The ORCHIDS project (Offshore Renewable energy Cable Health monitoring using Integrated Distributed Sensor systems) is a feasibility study aiming to enhance subsea cable monitoring capabilities by combining emerging optical sensing techniques, resulting in the development of a smart cable management system that can be utilised during manufacture, transport and installation through to end of life. The study will include a market assessment looking at the commercial case for the technology, along with a technical review of different distributed fibre sensing techniques that can operate alongside Synaptec’s electrical sensing technology.
The project is funded by the UK government’s business innovation experts, InnovateUK. It has brought together a unique group of experts in an attempt to resolve one of the key challenges in offshore renewable energy.
“Subsea cable health is a particular challenge for marine energy and offshore renewables due to the hostile environment in which they are placed and have to operate” said David Hytch, Offshore Renewables Specialist at InnovateUK. “Failure of cables can also lead to costly losses of revenue and hefty repair bills. As business focused innovation experts, Innovate UK recognised the potential benefits of the ORCHIDS project to reduce the cost of offshore renewable energy and improve the use of these technologies for sustainable, secure and competitive power generation in the future. Thinking about the future and supporting projects involving businesses with high growth potential is exactly what Innovate UK is for and we are pleased to be able to provide funding for ORCHIDS and help to connect the collaborators through the Energy Catalyst programme.”
Henry Bookey, Senior Researcher at Fraunhofer UK, added that the project is the first step towards a combined smart cable system, enabling the mapping of technical and commercial challenges along the way to the first commercial deployment of the system. The use of optical fibres within modern cables as a cable condition monitor, combined with innovative current and voltage sensors, is an attractive prospect for offshore infrastructure monitoring.
EMEC is uniquely placed to offer a broad range of R&D activities and the centre is keen to utilise the project as an ideal way of exploring the use of its subsea cables as a means of developing new monitoring technologies.

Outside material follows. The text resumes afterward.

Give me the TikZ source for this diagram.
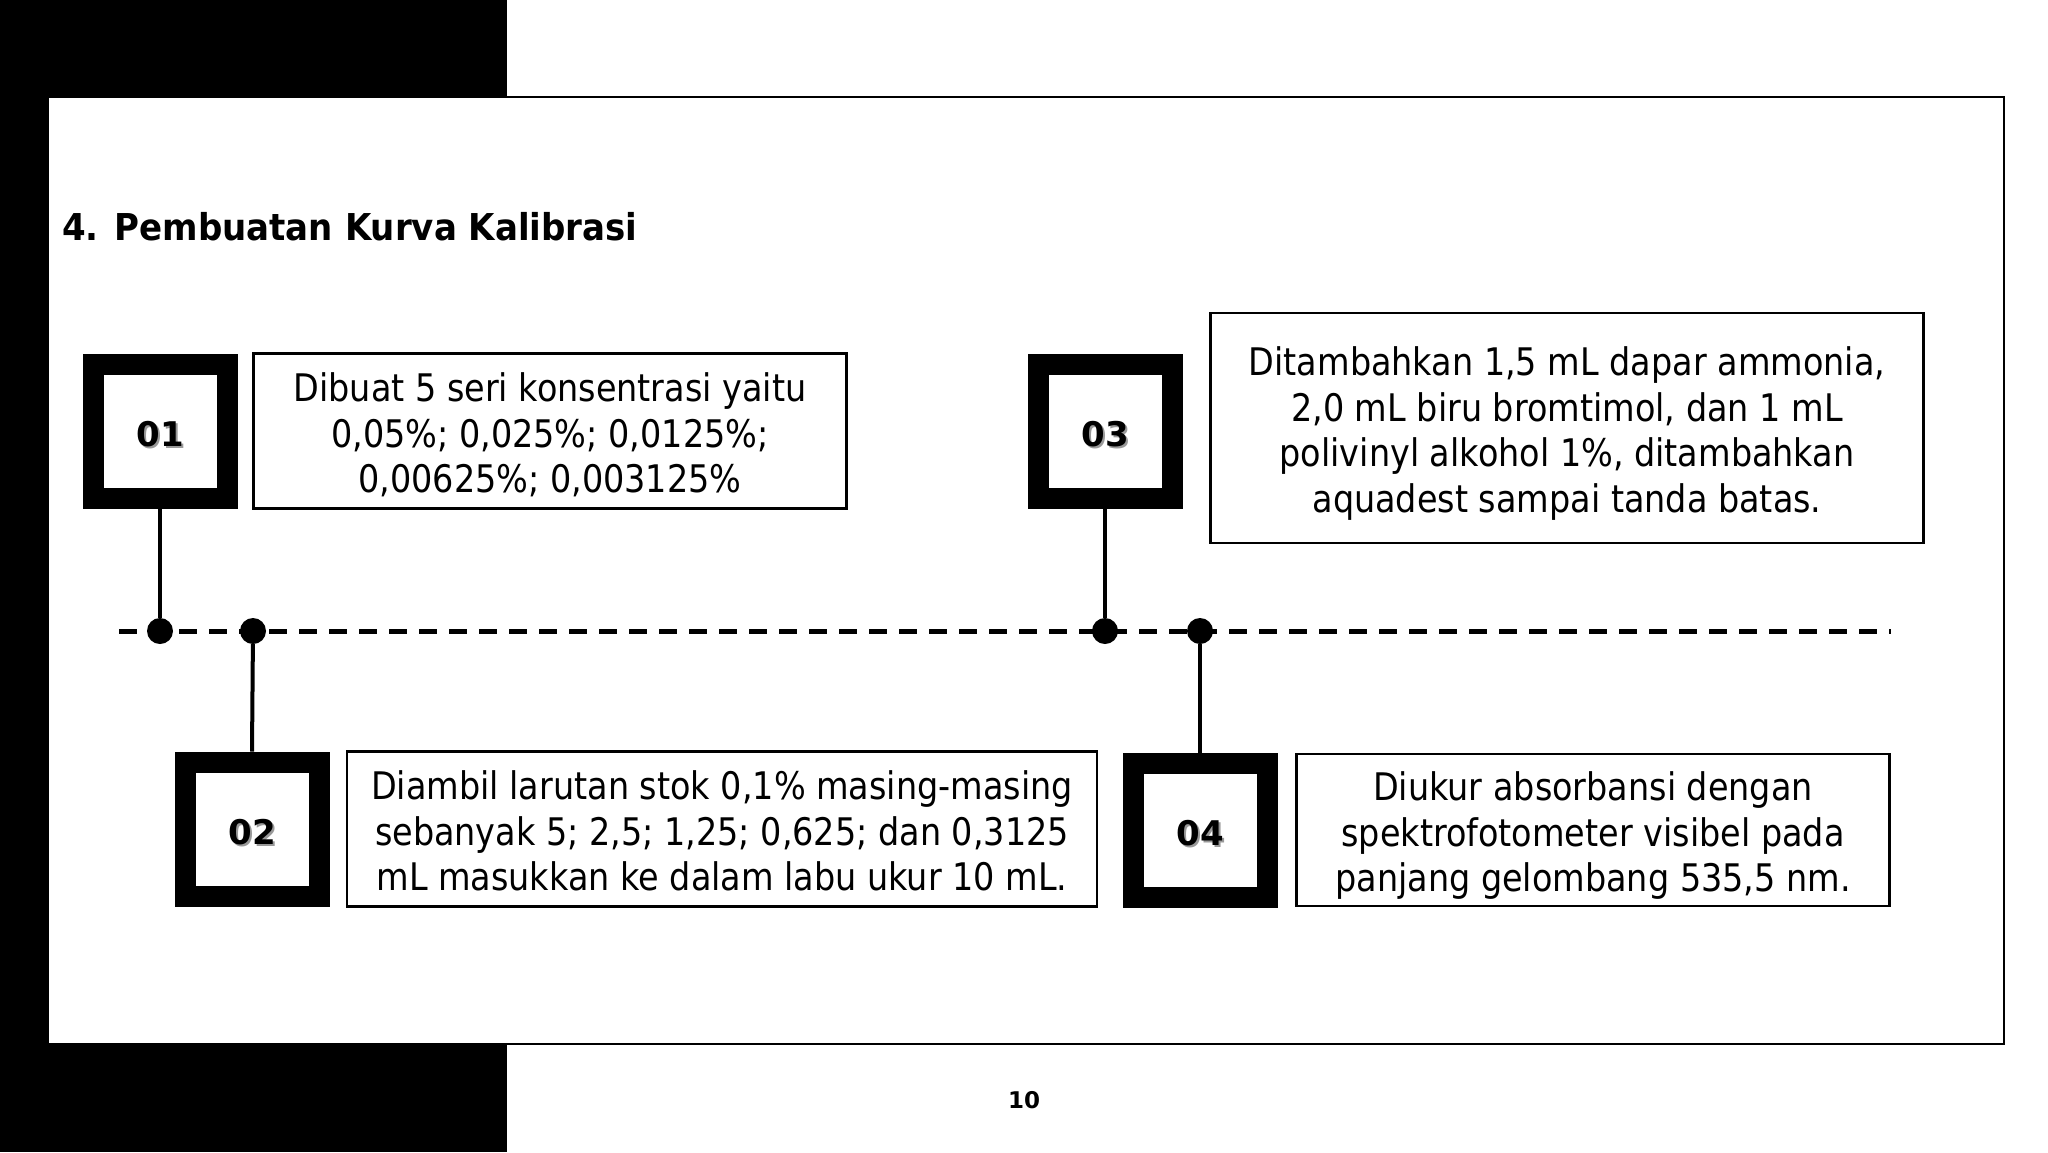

Fraunhofer UK was established in 2012 as part of Europe’s largest application-orientated research organisation, Fraunhofer Institute, which is based in Germany with 67 institutes throughout the country, while EMEC has established an enviable reputation as the world’s premier facility for the testing of wave and tidal energy converters in real sea conditions. Synaptec was founded in 2014 with the aim of reducing the downtime and operating costs of electrical power networks through the use of cost-effective and high-performance instrumentation capable of underpinning present and future monitoring, protection and control functions.